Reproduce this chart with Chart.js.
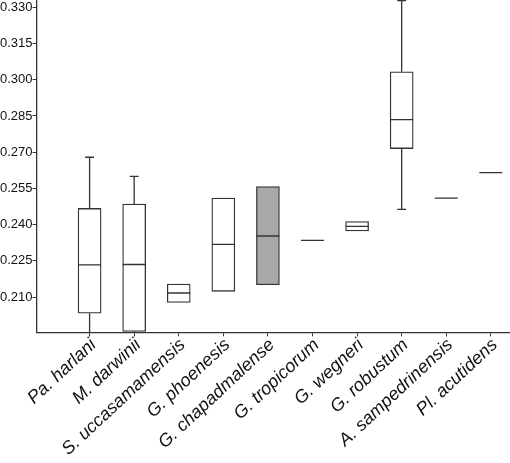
<!DOCTYPE html>
<html>
<head>
<meta charset="utf-8">
<script src="https://cdn.jsdelivr.net/npm/chart.js@4.4.1/dist/chart.umd.min.js"></script>
<style>
  html, body { margin: 0; padding: 0; background: #ffffff; }
  #wrap { width: 510px; height: 463px; }
</style>
</head>
<body>
<div id="wrap"><canvas id="c" width="510" height="463"></canvas></div>
<script>
const categories = ['Pa. harlani', 'M. darwinii', 'S. uccasamamensis', 'G. phoenesis', 'G. chapadmalense',
  'G. tropicorum', 'G. wegneri', 'G. robustum', 'A. sampedrinensis', 'Pl. acutidens'];
const whiskerLow = [0.1900, 0.1900, null, null, null, null, null, 0.2463, null, null];
const q1 = [0.2033, 0.1958, 0.2078, 0.2124, 0.2151, null, 0.2374, 0.2715, null, null];
const median = [0.2233, 0.2235, 0.2117, 0.2318, 0.2353, 0.2335, 0.2393, 0.2835, 0.2510, 0.2615];
const q3 = [0.2467, 0.2485, 0.2154, 0.2510, 0.2558, null, 0.2413, 0.3033, null, null];
const whiskerHigh = [0.2679, 0.2600, null, null, null, null, null, 0.3328, null, null];
const highlighted = [false, false, false, false, true, false, false, false, false, false];
const yTicks = [0.210, 0.225, 0.240, 0.255, 0.270, 0.285, 0.300, 0.315, 0.330];

const LINE = '#333333';
const BOX_HALF = 0.258;
const CAP_HALF = 0.1;

const boxData = categories.map((c, i) => ({
  x: i,
  y: (q1[i] !== null && q3[i] !== null) ? [q1[i], q3[i]] : null
}));
const boxFill = categories.map((c, i) => highlighted[i] ? '#a8a8a8' : '#ffffff');

const medianData = [];
categories.forEach((c, i) => {
  medianData.push({x: i - BOX_HALF, y: median[i]});
  medianData.push({x: i + BOX_HALF, y: median[i]});
  medianData.push({x: i, y: null});
});

const whiskerData = [];
categories.forEach((c, i) => {
  if (whiskerHigh[i] !== null) {
    whiskerData.push({x: i, y: q3[i]});
    whiskerData.push({x: i, y: whiskerHigh[i]});
    whiskerData.push({x: i, y: null});
    whiskerData.push({x: i - CAP_HALF, y: whiskerHigh[i]});
    whiskerData.push({x: i + CAP_HALF, y: whiskerHigh[i]});
    whiskerData.push({x: i, y: null});
  }
  if (whiskerLow[i] !== null) {
    whiskerData.push({x: i, y: q1[i]});
    whiskerData.push({x: i, y: whiskerLow[i]});
    whiskerData.push({x: i, y: null});
    whiskerData.push({x: i - CAP_HALF, y: whiskerLow[i]});
    whiskerData.push({x: i + CAP_HALF, y: whiskerLow[i]});
    whiskerData.push({x: i, y: null});
  }
});

new Chart(document.getElementById('c'), {
  type: 'bar',
  data: {
    datasets: [
      {
        type: 'line',
        data: whiskerData,
        borderColor: LINE,
        borderWidth: 1.3,
        pointRadius: 0,
        spanGaps: false,
        order: 3
      },
      {
        type: 'bar',
        data: boxData,
        backgroundColor: boxFill,
        borderColor: LINE,
        borderWidth: 1.3,
        borderSkipped: false,
        barThickness: 23,
        grouped: false,
        order: 2
      },
      {
        type: 'line',
        data: medianData,
        borderColor: LINE,
        borderWidth: 1.3,
        pointRadius: 0,
        spanGaps: false,
        order: 1
      }
    ]
  },
  options: {
    responsive: false,
    animation: false,
    layout: { padding: { top: 0, right: 0, bottom: 5, left: 0 } },
    plugins: { legend: { display: false }, tooltip: { enabled: false } },
    scales: {
      x: {
        type: 'linear',
        offset: false,
        min: -1.19,
        max: 9.43,
        afterBuildTicks: (scale) => { scale.ticks = categories.map((c, i) => ({ value: i })); },
        ticks: {
          autoSkip: false,
          minRotation: 43,
          maxRotation: 43,
          padding: -2,
          labelOffset: 4,
          color: '#111111',
          font: { family: '"Liberation Sans", Arial, sans-serif', size: 18, style: 'italic' },
          callback: (v) => categories[v]
        },
        grid: { display: true, drawOnChartArea: false, drawTicks: true, tickLength: 4, color: LINE, offset: false },
        border: { display: true, color: LINE, width: 1.3 }
      },
      y: {
        type: 'linear',
        min: 0.1954,
        max: 0.333,
        afterBuildTicks: (scale) => { scale.ticks = yTicks.map(v => ({ value: v })); },
        afterFit: (scale) => { scale.paddingTop = 0; scale.paddingBottom = 0; },
        ticks: {
          padding: 0,
          color: '#111111',
          font: { family: '"Liberation Sans", Arial, sans-serif', size: 13 },
          callback: (v) => v.toFixed(3)
        },
        grid: { display: true, drawOnChartArea: false, drawTicks: true, tickLength: 4, color: LINE },
        border: { display: true, color: LINE, width: 1.3 }
      }
    }
  }
});
</script>
</body>
</html>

::::::

- **WORK TO DO**
Copy every line of the data word for word, omitting the images.

- **ANSWER**
Reproduce this chart with Chart.js.
<!DOCTYPE html>
<html>
<head>
<meta charset="utf-8">
<script src="https://cdn.jsdelivr.net/npm/chart.js@4.4.1/dist/chart.umd.min.js"></script>
<style>
  html, body { margin: 0; padding: 0; background: #ffffff; }
  #wrap { width: 510px; height: 463px; }
</style>
</head>
<body>
<div id="wrap"><canvas id="c" width="510" height="463"></canvas></div>
<script>
const categories = ['Pa. harlani', 'M. darwinii', 'S. uccasamamensis', 'G. phoenesis', 'G. chapadmalense',
  'G. tropicorum', 'G. wegneri', 'G. robustum', 'A. sampedrinensis', 'Pl. acutidens'];
const whiskerLow = [0.1900, 0.1900, null, null, null, null, null, 0.2463, null, null];
const q1 = [0.2033, 0.1958, 0.2078, 0.2124, 0.2151, null, 0.2374, 0.2715, null, null];
const median = [0.2233, 0.2235, 0.2117, 0.2318, 0.2353, 0.2335, 0.2393, 0.2835, 0.2510, 0.2615];
const q3 = [0.2467, 0.2485, 0.2154, 0.2510, 0.2558, null, 0.2413, 0.3033, null, null];
const whiskerHigh = [0.2679, 0.2600, null, null, null, null, null, 0.3328, null, null];
const highlighted = [false, false, false, false, true, false, false, false, false, false];
const yTicks = [0.210, 0.225, 0.240, 0.255, 0.270, 0.285, 0.300, 0.315, 0.330];

const LINE = '#333333';
const BOX_HALF = 0.258;
const CAP_HALF = 0.1;

const boxData = categories.map((c, i) => ({
  x: i,
  y: (q1[i] !== null && q3[i] !== null) ? [q1[i], q3[i]] : null
}));
const boxFill = categories.map((c, i) => highlighted[i] ? '#a8a8a8' : '#ffffff');

const medianData = [];
categories.forEach((c, i) => {
  medianData.push({x: i - BOX_HALF, y: median[i]});
  medianData.push({x: i + BOX_HALF, y: median[i]});
  medianData.push({x: i, y: null});
});

const whiskerData = [];
categories.forEach((c, i) => {
  if (whiskerHigh[i] !== null) {
    whiskerData.push({x: i, y: q3[i]});
    whiskerData.push({x: i, y: whiskerHigh[i]});
    whiskerData.push({x: i, y: null});
    whiskerData.push({x: i - CAP_HALF, y: whiskerHigh[i]});
    whiskerData.push({x: i + CAP_HALF, y: whiskerHigh[i]});
    whiskerData.push({x: i, y: null});
  }
  if (whiskerLow[i] !== null) {
    whiskerData.push({x: i, y: q1[i]});
    whiskerData.push({x: i, y: whiskerLow[i]});
    whiskerData.push({x: i, y: null});
    whiskerData.push({x: i - CAP_HALF, y: whiskerLow[i]});
    whiskerData.push({x: i + CAP_HALF, y: whiskerLow[i]});
    whiskerData.push({x: i, y: null});
  }
});

new Chart(document.getElementById('c'), {
  type: 'bar',
  data: {
    datasets: [
      {
        type: 'line',
        data: whiskerData,
        borderColor: LINE,
        borderWidth: 1.3,
        pointRadius: 0,
        spanGaps: false,
        order: 3
      },
      {
        type: 'bar',
        data: boxData,
        backgroundColor: boxFill,
        borderColor: LINE,
        borderWidth: 1.3,
        borderSkipped: false,
        barThickness: 23,
        grouped: false,
        order: 2
      },
      {
        type: 'line',
        data: medianData,
        borderColor: LINE,
        borderWidth: 1.3,
        pointRadius: 0,
        spanGaps: false,
        order: 1
      }
    ]
  },
  options: {
    responsive: false,
    animation: false,
    layout: { padding: { top: 0, right: 0, bottom: 5, left: 0 } },
    plugins: { legend: { display: false }, tooltip: { enabled: false } },
    scales: {
      x: {
        type: 'linear',
        offset: false,
        min: -1.19,
        max: 9.43,
        afterBuildTicks: (scale) => { scale.ticks = categories.map((c, i) => ({ value: i })); },
        ticks: {
          autoSkip: false,
          minRotation: 43,
          maxRotation: 43,
          padding: -2,
          labelOffset: 4,
          color: '#111111',
          font: { family: '"Liberation Sans", Arial, sans-serif', size: 18, style: 'italic' },
          callback: (v) => categories[v]
        },
        grid: { display: true, drawOnChartArea: false, drawTicks: true, tickLength: 4, color: LINE, offset: false },
        border: { display: true, color: LINE, width: 1.3 }
      },
      y: {
        type: 'linear',
        min: 0.1954,
        max: 0.333,
        afterBuildTicks: (scale) => { scale.ticks = yTicks.map(v => ({ value: v })); },
        afterFit: (scale) => { scale.paddingTop = 0; scale.paddingBottom = 0; },
        ticks: {
          padding: 0,
          color: '#111111',
          font: { family: '"Liberation Sans", Arial, sans-serif', size: 13 },
          callback: (v) => v.toFixed(3)
        },
        grid: { display: true, drawOnChartArea: false, drawTicks: true, tickLength: 4, color: LINE },
        border: { display: true, color: LINE, width: 1.3 }
      }
    }
  }
});
</script>
</body>
</html>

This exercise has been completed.